• [What is asked]: Hand back each line, unchanged, from the top down to the line where "chiasm_hi = [1.0, 1.0, 1.0]" sits.

• [Data listing]:

────────────────

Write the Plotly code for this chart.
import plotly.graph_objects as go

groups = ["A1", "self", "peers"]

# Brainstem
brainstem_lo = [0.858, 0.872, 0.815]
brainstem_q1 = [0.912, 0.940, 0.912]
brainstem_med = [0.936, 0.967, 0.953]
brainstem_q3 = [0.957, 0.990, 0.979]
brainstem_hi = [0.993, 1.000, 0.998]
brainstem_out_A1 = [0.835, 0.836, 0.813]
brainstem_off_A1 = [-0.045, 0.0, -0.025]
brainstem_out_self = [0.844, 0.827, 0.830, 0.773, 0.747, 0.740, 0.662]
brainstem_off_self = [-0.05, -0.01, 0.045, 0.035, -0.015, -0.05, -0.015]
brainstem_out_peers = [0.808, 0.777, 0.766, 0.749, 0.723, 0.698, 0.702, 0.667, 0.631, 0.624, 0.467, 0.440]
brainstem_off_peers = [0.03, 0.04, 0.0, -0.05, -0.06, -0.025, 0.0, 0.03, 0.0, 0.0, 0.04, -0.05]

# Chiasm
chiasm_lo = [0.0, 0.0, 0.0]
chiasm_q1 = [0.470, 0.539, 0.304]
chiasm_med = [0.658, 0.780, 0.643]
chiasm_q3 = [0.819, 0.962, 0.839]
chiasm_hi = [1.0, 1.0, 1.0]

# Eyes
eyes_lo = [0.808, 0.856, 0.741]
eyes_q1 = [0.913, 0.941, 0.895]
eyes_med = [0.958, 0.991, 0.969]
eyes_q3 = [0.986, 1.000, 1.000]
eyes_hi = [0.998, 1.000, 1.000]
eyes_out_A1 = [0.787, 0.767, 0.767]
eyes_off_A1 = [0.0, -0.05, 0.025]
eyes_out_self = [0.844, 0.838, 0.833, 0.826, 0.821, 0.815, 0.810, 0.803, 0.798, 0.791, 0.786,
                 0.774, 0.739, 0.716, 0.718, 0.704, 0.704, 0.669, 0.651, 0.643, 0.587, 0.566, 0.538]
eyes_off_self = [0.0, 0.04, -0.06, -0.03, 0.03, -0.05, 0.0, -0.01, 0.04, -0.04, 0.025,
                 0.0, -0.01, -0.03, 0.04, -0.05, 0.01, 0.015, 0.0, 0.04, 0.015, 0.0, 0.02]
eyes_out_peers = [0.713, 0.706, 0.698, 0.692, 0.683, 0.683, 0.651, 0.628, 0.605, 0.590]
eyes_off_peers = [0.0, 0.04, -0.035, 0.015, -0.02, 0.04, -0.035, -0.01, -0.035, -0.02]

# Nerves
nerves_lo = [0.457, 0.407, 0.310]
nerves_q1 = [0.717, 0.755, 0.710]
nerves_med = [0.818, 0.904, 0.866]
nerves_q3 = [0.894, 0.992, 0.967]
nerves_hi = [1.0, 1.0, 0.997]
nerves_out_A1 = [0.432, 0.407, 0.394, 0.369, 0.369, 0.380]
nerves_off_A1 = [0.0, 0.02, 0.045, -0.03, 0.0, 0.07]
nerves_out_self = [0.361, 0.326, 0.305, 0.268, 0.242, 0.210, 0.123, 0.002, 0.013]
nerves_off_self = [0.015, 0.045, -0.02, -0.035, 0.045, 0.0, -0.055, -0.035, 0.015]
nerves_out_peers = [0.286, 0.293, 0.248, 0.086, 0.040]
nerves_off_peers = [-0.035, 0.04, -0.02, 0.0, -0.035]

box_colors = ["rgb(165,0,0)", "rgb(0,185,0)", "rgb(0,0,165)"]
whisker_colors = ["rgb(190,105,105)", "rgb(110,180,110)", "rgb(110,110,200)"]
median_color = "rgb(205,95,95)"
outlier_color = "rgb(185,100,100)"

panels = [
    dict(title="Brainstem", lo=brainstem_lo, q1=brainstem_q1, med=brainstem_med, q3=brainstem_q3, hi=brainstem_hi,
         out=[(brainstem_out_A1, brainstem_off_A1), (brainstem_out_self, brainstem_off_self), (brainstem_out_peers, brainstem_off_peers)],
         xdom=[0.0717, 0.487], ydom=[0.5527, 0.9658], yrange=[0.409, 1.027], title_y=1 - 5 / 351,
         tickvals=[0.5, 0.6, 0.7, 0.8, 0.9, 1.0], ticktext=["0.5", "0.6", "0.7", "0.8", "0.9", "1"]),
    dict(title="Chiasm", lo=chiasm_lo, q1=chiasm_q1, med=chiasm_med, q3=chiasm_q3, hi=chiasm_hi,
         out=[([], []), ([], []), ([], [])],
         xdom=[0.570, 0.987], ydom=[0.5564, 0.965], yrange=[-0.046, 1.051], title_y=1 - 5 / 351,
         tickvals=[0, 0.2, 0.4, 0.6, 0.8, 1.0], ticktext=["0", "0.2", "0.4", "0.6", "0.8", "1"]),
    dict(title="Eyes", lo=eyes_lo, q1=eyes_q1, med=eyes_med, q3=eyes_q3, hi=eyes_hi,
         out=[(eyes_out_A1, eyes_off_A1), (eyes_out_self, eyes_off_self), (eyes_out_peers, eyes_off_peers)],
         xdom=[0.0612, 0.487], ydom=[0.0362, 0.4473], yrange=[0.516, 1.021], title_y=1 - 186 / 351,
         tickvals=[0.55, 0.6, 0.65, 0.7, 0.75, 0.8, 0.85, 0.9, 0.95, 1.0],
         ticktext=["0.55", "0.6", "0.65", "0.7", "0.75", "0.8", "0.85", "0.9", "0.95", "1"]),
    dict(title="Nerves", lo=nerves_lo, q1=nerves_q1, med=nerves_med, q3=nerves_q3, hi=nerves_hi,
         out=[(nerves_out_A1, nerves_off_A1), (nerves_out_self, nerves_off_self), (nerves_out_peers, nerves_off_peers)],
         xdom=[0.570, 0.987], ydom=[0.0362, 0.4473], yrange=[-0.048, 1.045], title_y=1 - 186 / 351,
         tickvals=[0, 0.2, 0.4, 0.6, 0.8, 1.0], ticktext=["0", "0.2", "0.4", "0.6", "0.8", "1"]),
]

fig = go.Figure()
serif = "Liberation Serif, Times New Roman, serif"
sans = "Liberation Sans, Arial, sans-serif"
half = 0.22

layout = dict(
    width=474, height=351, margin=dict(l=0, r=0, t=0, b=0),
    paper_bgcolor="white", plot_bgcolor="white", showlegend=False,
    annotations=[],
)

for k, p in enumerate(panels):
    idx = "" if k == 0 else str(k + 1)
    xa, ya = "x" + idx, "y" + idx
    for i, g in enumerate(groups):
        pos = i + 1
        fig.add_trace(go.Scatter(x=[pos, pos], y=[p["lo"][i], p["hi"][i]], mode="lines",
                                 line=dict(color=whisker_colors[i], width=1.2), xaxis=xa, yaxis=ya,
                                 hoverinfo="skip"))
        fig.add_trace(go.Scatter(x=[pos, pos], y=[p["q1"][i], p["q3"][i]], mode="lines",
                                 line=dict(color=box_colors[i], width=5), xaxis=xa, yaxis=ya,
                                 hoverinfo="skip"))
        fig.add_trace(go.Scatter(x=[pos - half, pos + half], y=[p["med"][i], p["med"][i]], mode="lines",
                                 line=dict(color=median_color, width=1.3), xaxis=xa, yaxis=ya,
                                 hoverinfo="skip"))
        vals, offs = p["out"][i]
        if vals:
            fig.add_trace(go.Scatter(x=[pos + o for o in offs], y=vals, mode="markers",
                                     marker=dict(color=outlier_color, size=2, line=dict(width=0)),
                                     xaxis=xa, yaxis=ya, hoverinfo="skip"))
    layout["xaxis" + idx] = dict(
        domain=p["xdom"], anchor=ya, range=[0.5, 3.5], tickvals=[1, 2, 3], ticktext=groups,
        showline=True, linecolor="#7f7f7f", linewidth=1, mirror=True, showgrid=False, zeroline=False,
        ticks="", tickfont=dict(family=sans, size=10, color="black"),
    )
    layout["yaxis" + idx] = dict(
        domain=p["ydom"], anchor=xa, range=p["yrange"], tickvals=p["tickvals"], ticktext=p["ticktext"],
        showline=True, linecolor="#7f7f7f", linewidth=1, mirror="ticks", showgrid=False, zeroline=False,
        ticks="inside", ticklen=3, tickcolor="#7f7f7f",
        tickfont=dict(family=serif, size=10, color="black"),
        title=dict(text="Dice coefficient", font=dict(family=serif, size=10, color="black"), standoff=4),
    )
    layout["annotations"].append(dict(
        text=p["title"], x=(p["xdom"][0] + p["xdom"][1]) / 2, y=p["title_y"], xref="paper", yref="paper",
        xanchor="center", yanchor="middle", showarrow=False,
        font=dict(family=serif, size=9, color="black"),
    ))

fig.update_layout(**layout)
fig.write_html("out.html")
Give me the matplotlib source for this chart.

────────────────

• [Output of the task]:
Write the Plotly code for this chart.
import plotly.graph_objects as go

groups = ["A1", "self", "peers"]

# Brainstem
brainstem_lo = [0.858, 0.872, 0.815]
brainstem_q1 = [0.912, 0.940, 0.912]
brainstem_med = [0.936, 0.967, 0.953]
brainstem_q3 = [0.957, 0.990, 0.979]
brainstem_hi = [0.993, 1.000, 0.998]
brainstem_out_A1 = [0.835, 0.836, 0.813]
brainstem_off_A1 = [-0.045, 0.0, -0.025]
brainstem_out_self = [0.844, 0.827, 0.830, 0.773, 0.747, 0.740, 0.662]
brainstem_off_self = [-0.05, -0.01, 0.045, 0.035, -0.015, -0.05, -0.015]
brainstem_out_peers = [0.808, 0.777, 0.766, 0.749, 0.723, 0.698, 0.702, 0.667, 0.631, 0.624, 0.467, 0.440]
brainstem_off_peers = [0.03, 0.04, 0.0, -0.05, -0.06, -0.025, 0.0, 0.03, 0.0, 0.0, 0.04, -0.05]

# Chiasm
chiasm_lo = [0.0, 0.0, 0.0]
chiasm_q1 = [0.470, 0.539, 0.304]
chiasm_med = [0.658, 0.780, 0.643]
chiasm_q3 = [0.819, 0.962, 0.839]
chiasm_hi = [1.0, 1.0, 1.0]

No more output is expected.